Wildlife in the Pineywoods
Wildlife is plentiful in the Pineywoods!
Woodpeckers live in family groups. Pecking the entrance to their nest allows sticky tree sap or “resin” to ooze out and provide protection for the nest from snakes and other predators. Males use their beaks to make tapping sounds on wood and metal to attract mates. Woodpeckers eat insects, nuts, fruits, and berries.
Cottonmouths, which are also called water moccasins, are snakes that like watery places along river and lake shorelines and swampy areas. They eat frogs, fish, other small animals, and even other cottonmouths! Cottonmouths are one of the few venomous snakes we have in Texas. Even baby cottonmouths are venomous when born! The inside of its mouth is white like cotton, giving this snake its name. They have scaly dark, grayish brown skin. Older cottonmouths may be entirely black.
Eastern cottontail rabbits are common in the woods of East Texas. These rabbits have shorter ears and are smaller than their cousin, the jackrabbit, which is actually not a rabbit at all—it is a hare. Baby rabbits are born helpless, blind, and without fur. Baby hares are born furry, with open eyes, and able to run.
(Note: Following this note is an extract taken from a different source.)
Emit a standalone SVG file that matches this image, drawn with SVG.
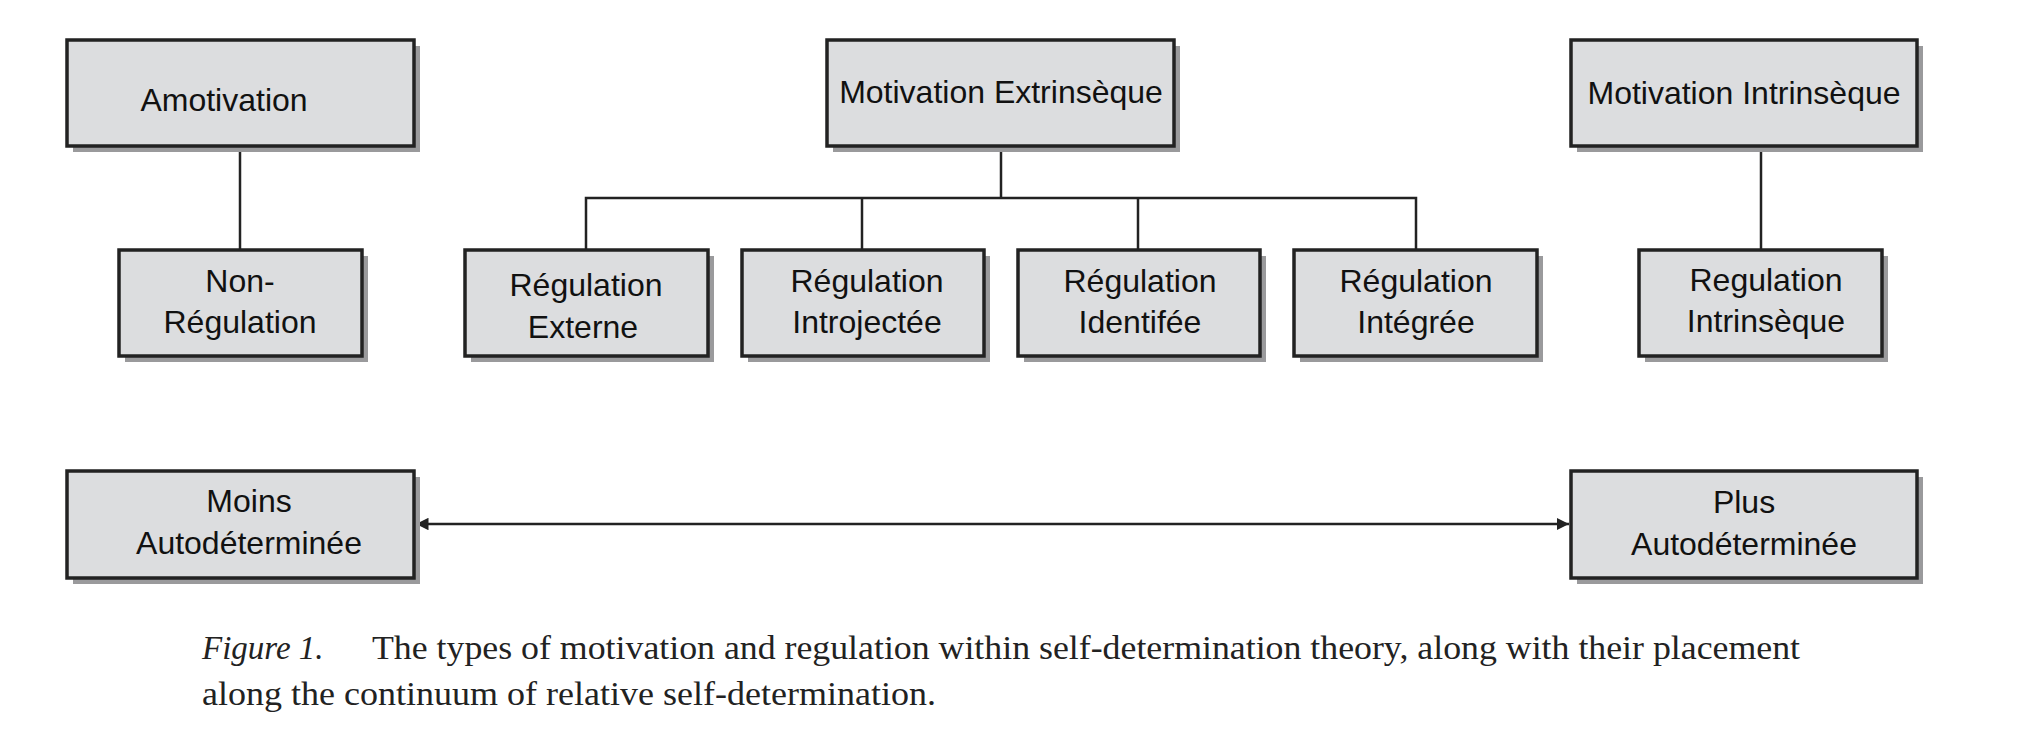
<svg xmlns="http://www.w3.org/2000/svg" width="2020" height="744" viewBox="0 0 2020 744">
<style>
.b{fill:#dcdddf;stroke:#222;stroke-width:3.5}
.s{fill:#9a9a9c}
.t{font-family:"Liberation Sans",Arial,sans-serif;font-size:32px;fill:#111;text-anchor:middle}
.c{stroke:#222;stroke-width:2.5;fill:none}
.cap{font-family:"Liberation Serif","Times New Roman",serif;font-size:33px;fill:#222}
</style>
<defs>
<marker id="ah" viewBox="0 0 10 10" refX="10" refY="5" markerWidth="5" markerHeight="5" orient="auto-start-reverse"><path d="M0,0 L10,5 L0,10 z" fill="#222"/></marker>
</defs>
<rect width="2020" height="744" fill="#fff"/>
<g id="connectors">
<line class="c" x1="240" y1="146" x2="240" y2="250"/>
<line class="c" x1="1001" y1="146" x2="1001" y2="198"/>
<polyline class="c" points="586,250 586,198 1416,198 1416,250"/>
<line class="c" x1="862" y1="198" x2="862" y2="250"/>
<line class="c" x1="1138" y1="198" x2="1138" y2="250"/>
<line class="c" x1="1761" y1="146" x2="1761" y2="250"/>
<line class="c" x1="416" y1="524" x2="1569" y2="524" stroke-width="3" marker-start="url(#ah)" marker-end="url(#ah)"/>
</g>
<g id="amotivation"><rect class="s" x="73" y="46" width="347" height="106"/><rect class="b" x="67" y="40" width="347" height="106"/><text class="t" x="224" y="111">Amotivation</text></g>
<g id="extrinseque"><rect class="s" x="833" y="46" width="347" height="106"/><rect class="b" x="827" y="40" width="347" height="106"/><text class="t" x="1001" y="103">Motivation Extrinsèque</text></g>
<g id="intrinseque"><rect class="s" x="1577" y="46" width="346" height="106"/><rect class="b" x="1571" y="40" width="346" height="106"/><text class="t" x="1744" y="104">Motivation Intrinsèque</text></g>
<g id="nonreg"><rect class="s" x="125" y="256" width="243" height="106"/><rect class="b" x="119" y="250" width="243" height="106"/><text class="t" x="240" y="292">Non-</text><text class="t" x="240" y="333">Régulation</text></g>
<g id="externe"><rect class="s" x="471" y="256" width="243" height="106"/><rect class="b" x="465" y="250" width="243" height="106"/><text class="t" x="586" y="296">Régulation</text><text class="t" x="583" y="338">Externe</text></g>
<g id="introjectee"><rect class="s" x="748" y="256" width="242" height="106"/><rect class="b" x="742" y="250" width="242" height="106"/><text class="t" x="867" y="292">Régulation</text><text class="t" x="867" y="333">Introjectée</text></g>
<g id="identifee"><rect class="s" x="1024" y="256" width="242" height="106"/><rect class="b" x="1018" y="250" width="242" height="106"/><text class="t" x="1140" y="292">Régulation</text><text class="t" x="1140" y="333">Identifée</text></g>
<g id="integree"><rect class="s" x="1300" y="256" width="243" height="106"/><rect class="b" x="1294" y="250" width="243" height="106"/><text class="t" x="1416" y="292">Régulation</text><text class="t" x="1416" y="333">Intégrée</text></g>
<g id="regintr"><rect class="s" x="1645" y="256" width="243" height="106"/><rect class="b" x="1639" y="250" width="243" height="106"/><text class="t" x="1766" y="291">Regulation</text><text class="t" x="1766" y="332">Intrinsèque</text></g>
<g id="moins"><rect class="s" x="73" y="477" width="347" height="107"/><rect class="b" x="67" y="471" width="347" height="107"/><text class="t" x="249" y="512">Moins</text><text class="t" x="249" y="554">Autodéterminée</text></g>
<g id="plus"><rect class="s" x="1577" y="477" width="346" height="107"/><rect class="b" x="1571" y="471" width="346" height="107"/><text class="t" x="1744" y="513">Plus</text><text class="t" x="1744" y="555">Autodéterminée</text></g>
<text class="cap" x="202" y="659" font-style="italic">Figure 1.</text>
<text class="cap" x="372" y="659" textLength="1428" lengthAdjust="spacingAndGlyphs">The types of motivation and regulation within self-determination theory, along with their placement</text>
<text class="cap" x="202" y="705" textLength="734" lengthAdjust="spacingAndGlyphs">along the continuum of relative self-determination.</text>
</svg>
The cottontail rabbit has white fur on the underside of its tail, which looks like a ball of cotton. These rabbits live in tall grass, inside thick brush piles or in holes or dens abandoned by other animals. Rabbits eat plants for food. Their front teeth never stop growing, so they must gnaw on wood to keep them from getting too long. Rabbits are a prey species, meaning they are food for other animals. Rabbits are hunted by many predators, include coyotes, owls, and bobcats and people. Rabbits have several traits to help them as prey. Rabbits give birth often and to large litters. Rabbits can hop away from an enemy at 18 miles an hour, zigzagging back and forth to confuse their pursuers. They have a keen sense of hearing and smell.
Squirrels have chisel-like front teeth to help them gnaw. The squirrels of the Pineywoods are busy animals with long, bushy tails just like other tree squirrels around the world. They eat berries, fruits, acorns, mushrooms, and seeds. Squirrels live in a den in a hollow tree trunk or a sturdy nest on a tree branch. In winter, several squirrels may live in one den. These creatures scurry around on the ground or in treetops, hopping from branch to branch in woodland areas. Their tails help them keep balanced.
Did you know that Texas has an animal related to the kangaroo? It's the opossum! The common female opossum gives birth to babies the size of a kidney bean and carries them around in her pouch until they are fully developed like a female kangaroo carries her baby. Opossums can grow to be as big as a house cat. They can hang upside down by their tails. Hunting only at night, they eat animals and plants. To avoid danger, these creatures lie still and appear to be dead. We say a person is “playing possum” when faking an injury or playing like they are dead.
The most common pine tree is the loblolly pine. All pines are evergreen trees with needlelike leaves and cones. Since they bear cones they are also called “conifers.” The cones allow the trees to reproduce. There are male and female cones. The male cones are generally smaller and produce pollen that is carried away by the wind. The female cones are larger and have eggs cells attached to their woody scales. The needles of the loblolly pine always grow in bunches of three. Other types of pines have needles that grow in bunches of two, five, or more. The loblolly can grow over 100 feet tall. It is a fast-growing tree and is used for timber.